To watch a short video narrated by Dr. Womack see What is Lean? 

 

To learn more about lean thinking see Planet Lean .

 

What is the Lean Enterprise Institute?

 

The Lean Enterprise Institute (LEI), was established with a mission to advance lean thinking and practice throughout the world to make things better for individuals, organizations, and society. Its founder, Dr. James Womack, established LEI as a not-for-profit organization to ensure that as the LEI community learned and created new knowledge it would be made available to the public to improve people’s lives.   

What is the James P. Womack Scholarship & Philanthropy Fund?
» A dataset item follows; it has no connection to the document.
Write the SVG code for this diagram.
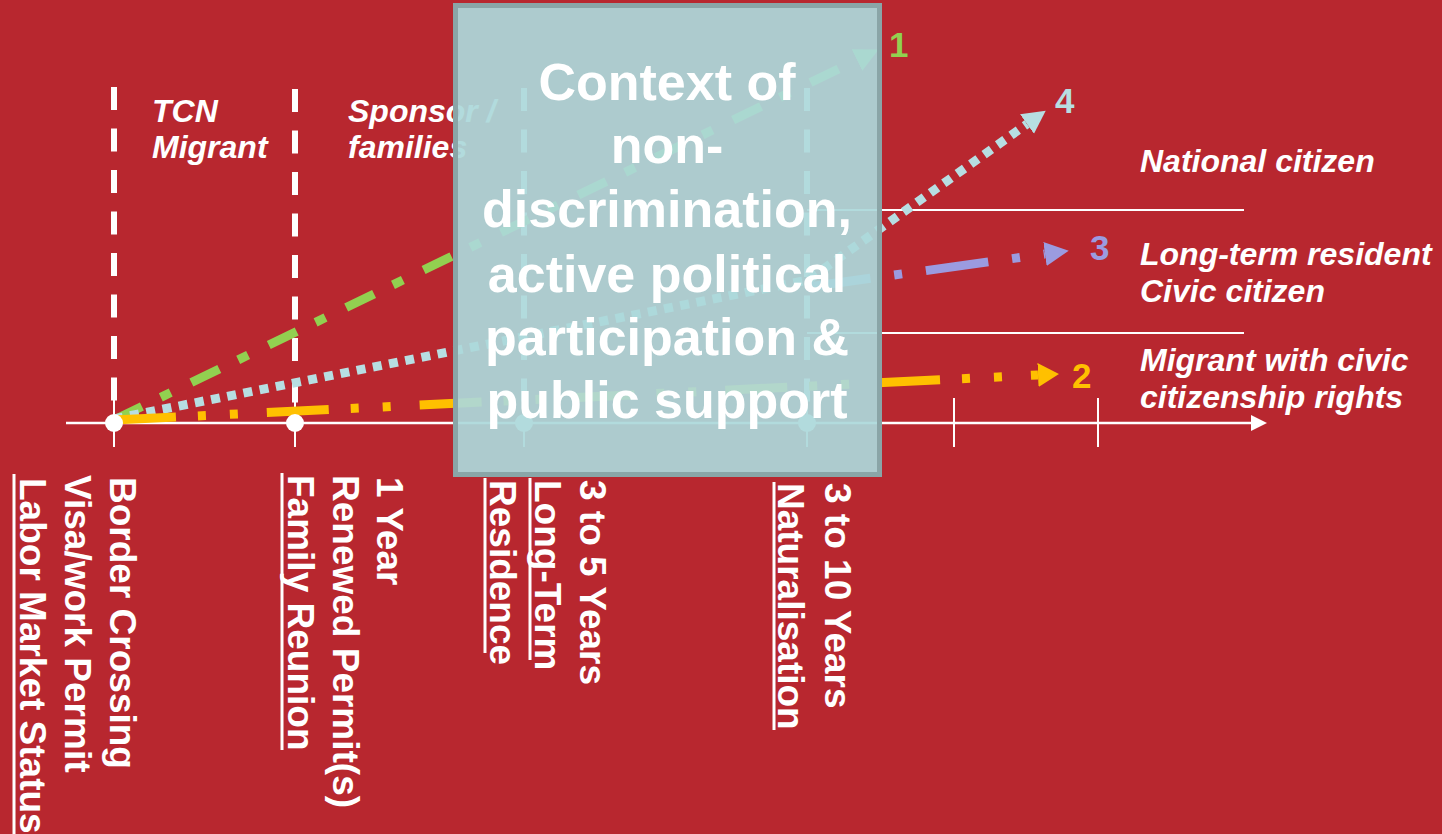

Lean thinking and practice was born in the automotive sector and it has steadily made its way to industry after industry, from auto to every type of manufacturing to sectors as varied as healthcare and retail, revolutionizing work and management practices and results along the way.

To this day, lean thinking and practice is infrequently taught in our education system. With a few notable exceptions, universities remain committed to curricula that are out of touch with the problems of the real world. Companies need critical thinkers and creative problem solvers, not memorizers of formulaic solutions – still the content of many university courses.
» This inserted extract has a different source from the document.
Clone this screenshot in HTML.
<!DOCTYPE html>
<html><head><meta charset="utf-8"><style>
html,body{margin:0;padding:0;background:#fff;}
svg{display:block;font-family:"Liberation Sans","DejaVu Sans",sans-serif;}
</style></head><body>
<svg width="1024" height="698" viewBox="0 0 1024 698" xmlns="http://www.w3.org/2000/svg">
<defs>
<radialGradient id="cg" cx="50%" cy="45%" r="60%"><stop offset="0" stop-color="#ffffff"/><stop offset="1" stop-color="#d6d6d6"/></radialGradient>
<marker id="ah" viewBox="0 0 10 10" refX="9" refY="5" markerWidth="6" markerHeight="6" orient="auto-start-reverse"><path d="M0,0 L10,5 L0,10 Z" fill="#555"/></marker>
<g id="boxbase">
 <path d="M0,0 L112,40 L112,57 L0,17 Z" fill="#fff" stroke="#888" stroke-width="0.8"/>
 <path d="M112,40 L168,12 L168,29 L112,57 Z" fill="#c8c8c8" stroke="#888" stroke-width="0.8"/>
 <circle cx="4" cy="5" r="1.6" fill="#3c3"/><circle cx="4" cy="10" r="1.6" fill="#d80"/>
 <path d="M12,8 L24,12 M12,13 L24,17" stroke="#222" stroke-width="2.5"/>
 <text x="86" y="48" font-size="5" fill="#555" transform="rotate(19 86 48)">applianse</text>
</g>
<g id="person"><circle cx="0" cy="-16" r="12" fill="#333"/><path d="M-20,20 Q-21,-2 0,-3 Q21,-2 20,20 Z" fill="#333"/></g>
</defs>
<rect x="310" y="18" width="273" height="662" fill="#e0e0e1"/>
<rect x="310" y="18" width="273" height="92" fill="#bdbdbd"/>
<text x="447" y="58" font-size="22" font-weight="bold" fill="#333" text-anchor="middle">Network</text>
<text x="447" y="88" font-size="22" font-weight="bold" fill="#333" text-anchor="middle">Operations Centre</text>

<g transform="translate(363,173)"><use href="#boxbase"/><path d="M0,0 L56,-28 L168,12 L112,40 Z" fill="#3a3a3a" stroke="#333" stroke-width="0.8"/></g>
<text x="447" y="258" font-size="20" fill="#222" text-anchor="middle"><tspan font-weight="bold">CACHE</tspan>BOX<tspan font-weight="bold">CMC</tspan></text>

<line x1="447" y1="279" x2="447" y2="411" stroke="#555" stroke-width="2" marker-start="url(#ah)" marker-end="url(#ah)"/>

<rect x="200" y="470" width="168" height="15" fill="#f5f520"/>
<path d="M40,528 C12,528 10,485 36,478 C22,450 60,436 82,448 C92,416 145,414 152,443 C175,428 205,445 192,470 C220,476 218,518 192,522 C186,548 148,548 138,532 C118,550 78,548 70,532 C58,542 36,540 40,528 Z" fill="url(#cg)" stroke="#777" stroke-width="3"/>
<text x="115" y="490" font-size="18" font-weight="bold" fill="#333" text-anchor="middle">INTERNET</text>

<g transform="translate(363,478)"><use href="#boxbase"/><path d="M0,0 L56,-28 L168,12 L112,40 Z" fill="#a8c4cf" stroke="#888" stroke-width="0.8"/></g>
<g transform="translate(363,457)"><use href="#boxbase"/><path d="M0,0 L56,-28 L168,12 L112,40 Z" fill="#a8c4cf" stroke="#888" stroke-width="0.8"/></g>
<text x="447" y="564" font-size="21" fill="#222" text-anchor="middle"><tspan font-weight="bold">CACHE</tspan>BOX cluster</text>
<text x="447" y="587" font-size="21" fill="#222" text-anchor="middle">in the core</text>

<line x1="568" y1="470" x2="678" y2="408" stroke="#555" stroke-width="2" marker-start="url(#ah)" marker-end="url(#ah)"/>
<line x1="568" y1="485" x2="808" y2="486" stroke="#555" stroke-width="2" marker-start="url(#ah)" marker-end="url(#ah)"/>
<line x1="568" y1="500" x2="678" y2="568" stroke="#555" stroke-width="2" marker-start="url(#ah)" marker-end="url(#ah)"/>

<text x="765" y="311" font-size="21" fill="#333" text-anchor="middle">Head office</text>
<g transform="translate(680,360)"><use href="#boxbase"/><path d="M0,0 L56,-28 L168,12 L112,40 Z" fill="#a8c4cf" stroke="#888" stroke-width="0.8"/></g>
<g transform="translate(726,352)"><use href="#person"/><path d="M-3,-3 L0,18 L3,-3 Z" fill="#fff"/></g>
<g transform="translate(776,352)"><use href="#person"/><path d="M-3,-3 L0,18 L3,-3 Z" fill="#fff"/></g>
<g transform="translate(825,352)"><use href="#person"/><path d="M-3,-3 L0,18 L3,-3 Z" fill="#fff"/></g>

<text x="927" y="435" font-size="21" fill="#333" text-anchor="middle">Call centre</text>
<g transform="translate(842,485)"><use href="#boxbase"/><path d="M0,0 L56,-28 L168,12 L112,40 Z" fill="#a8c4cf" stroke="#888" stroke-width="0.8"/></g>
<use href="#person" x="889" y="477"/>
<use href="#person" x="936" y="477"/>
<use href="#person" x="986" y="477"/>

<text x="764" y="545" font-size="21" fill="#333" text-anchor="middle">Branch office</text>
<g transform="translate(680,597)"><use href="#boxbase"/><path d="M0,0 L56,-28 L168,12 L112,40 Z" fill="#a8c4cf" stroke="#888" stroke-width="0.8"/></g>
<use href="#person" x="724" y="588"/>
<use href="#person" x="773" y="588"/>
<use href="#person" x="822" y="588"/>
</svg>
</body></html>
As a result, companies find they must re-educate (rework – one of the worst forms of waste!) new recruits hired from even the best universities.  ​

To close these gaps in learning, LEI established the James P. Womack Scholarship & Philanthropy Fund (JPW Fund).  The JPW Fund will support LEI’s mission by funding creative learning experiences in partnership with schools teaching lean thinking and community-based service organizations willing to provide Gemba-based learning and improvement opportunities.​

 

To create innovative learning experiences the JPW Fund will:

  • Partner with educational institutions (universities, community colleges, vocational tech schools, etc.), NGOs, and other training organizations who will provide students and faculty willing to learn,

  • Partner with community organizations that will use lean thinking to improve the delivery of services and serve as a learning Gemba, and 

  • Provide financial assistance and grants to teaching faculty and students to learn, practice, and research lean thinking (planned launch 2020-21 academic year).

 

To provide the resources needed to establish and sustain the JPW Fund, LEI is seeking support from its community of lean learners, corporate sponsors, and foundations who share Jim Womack’s vision and LEI’s mission to make things better.

What do employers want most?

“What career readiness competencies do employers value most in their new college hires? Employers responding to NACE’s Job Outlook surveys have consistently indicated that critical thinking/ problem solving, teamwork/collaboration, professionalism/work ethic, and oral/ written communications are all essential competencies.”

 

Source: National Association of Colleges and Employers, March 29, 2019

 

Along with a strong emphasis on delivering value to the customer and leadership engagement, lean thinking
and practice develops these skills and behaviors in workers.